Bought the Rokh in Ultegra today! Tried the Sram, and just didn't like the double tap method, I also didn't care for the smaller hoods. But thank you so much for your input. She arrives in two weeks!


----------



## davidka (Dec 12, 2001)

Sammy Leopold said:


> Bought the Rokh in Ultegra today! Tried the Sram, and just didn't like the double tap method, I also didn't care for the smaller hoods. But thank you so much for your input. She arrives in two weeks!
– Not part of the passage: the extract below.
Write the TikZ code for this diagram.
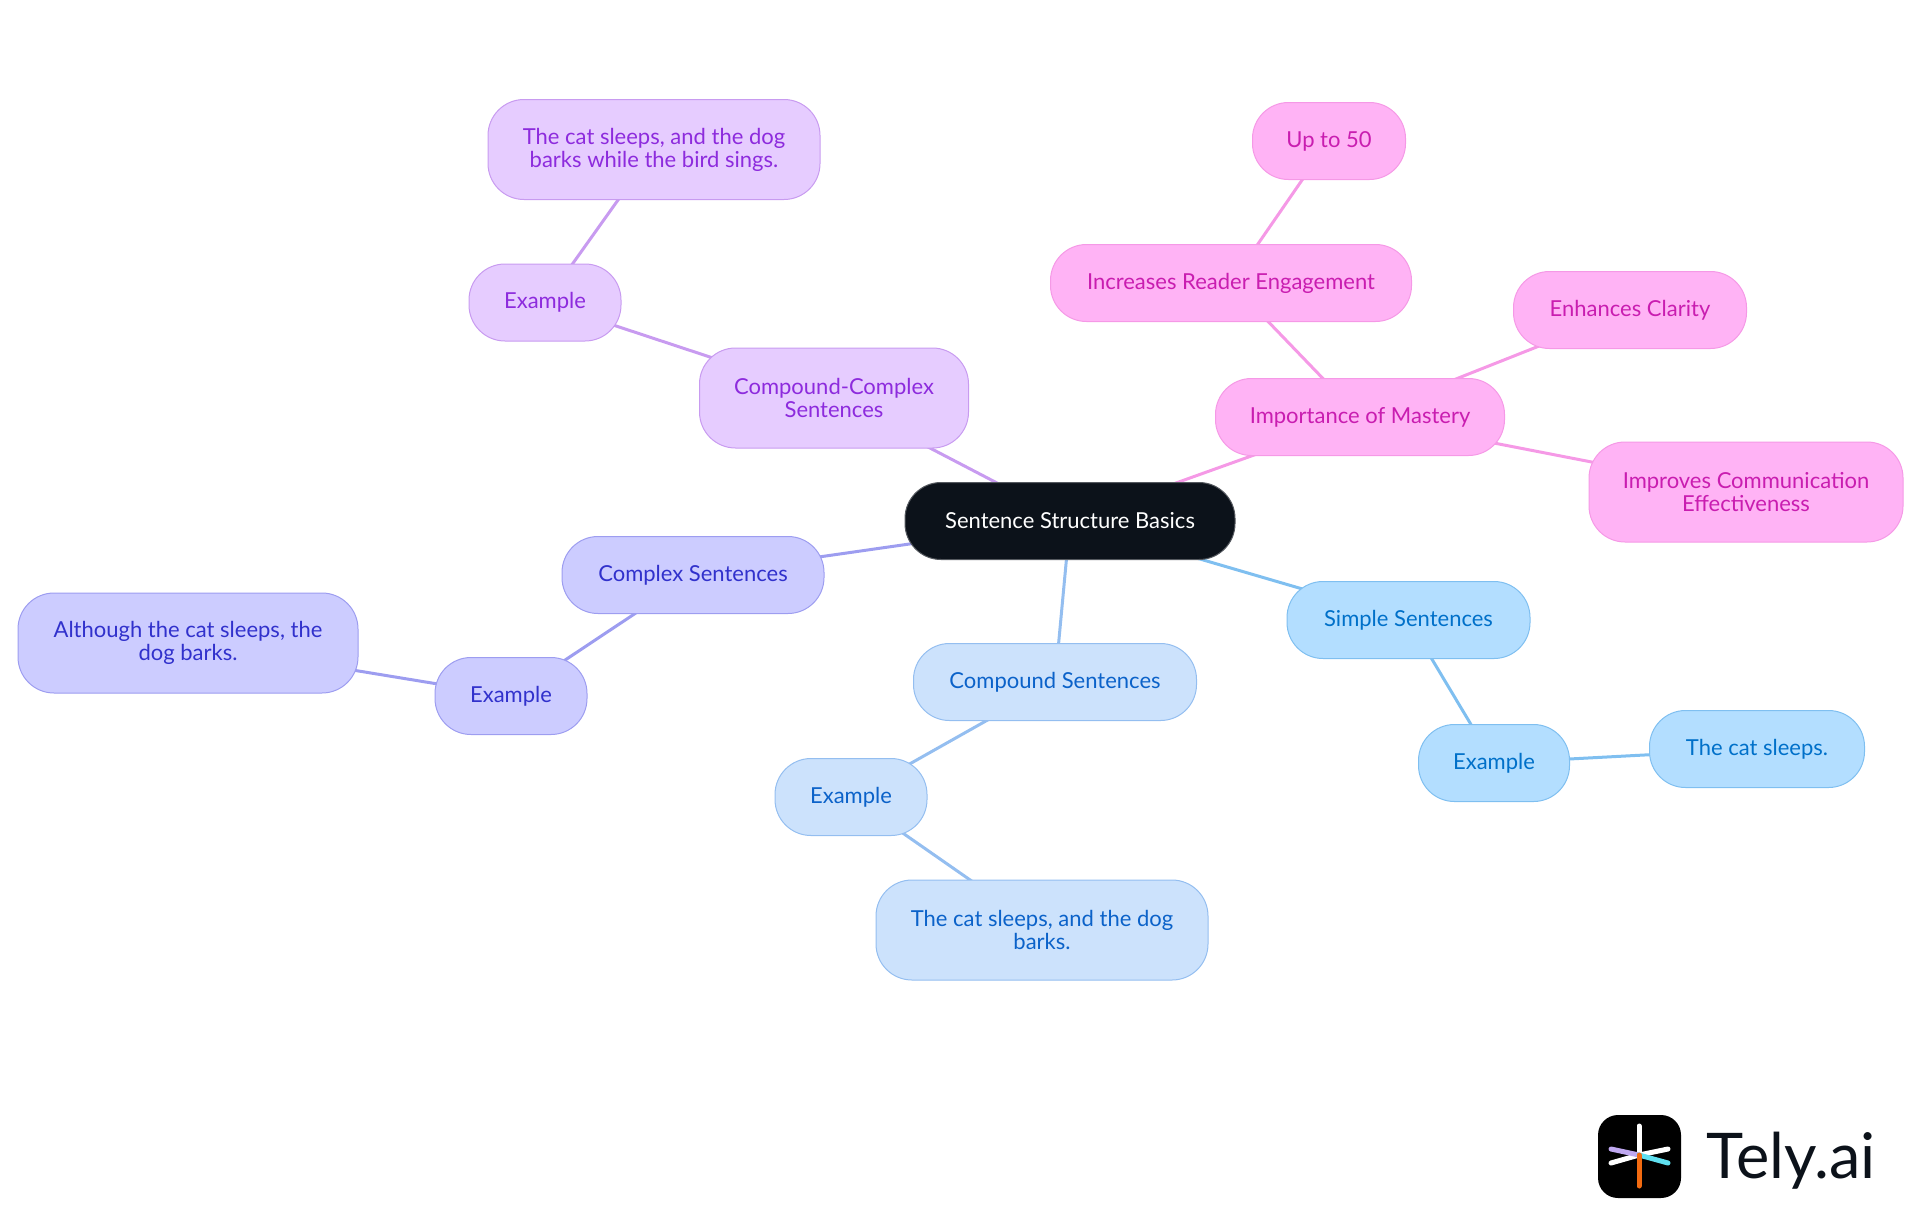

Can't go wrong with either group. Ultegra is solid stuff. FWIW, if you ever need to replace the cables/housing for the shifting, be sure to use better quality stuff (stainless smooth cables, Shimano SIS housing). It makes a significant difference in shift quality.


----------



## masi85 (Feb 20, 2007)

You made the right decision in my opinion if that is your only bike. The SRAM front derailleurs are very finicky and will drop the chain off the small ring if you don't have a chain catcher. The Shimano front derailleurs are the best from Dura Ace down to 105. Also, comparing my 2011 SRAM force crankset to my 2011 105 crankset I can definitely feel some flex in the SRAM cranks and none in the 105. I would have to say though rear shifting is better in the SRAM.


----------



## Sammy Leopold (Aug 1, 2012)

you know it's funny you mention that. While I was trying the Sram build and trying to keep all the shifting straight in my head, I must have gotten confused because I dropped the chain. At which point I promptly took the bike back to the shop and bought the Ultegra. While Sram makes an awesome product, (I did love the crispness of it) It just wasn't for me. Plus, and I know this is silly but the charcoal finish of the Ultegra against the black on black bike looks amazing!


----------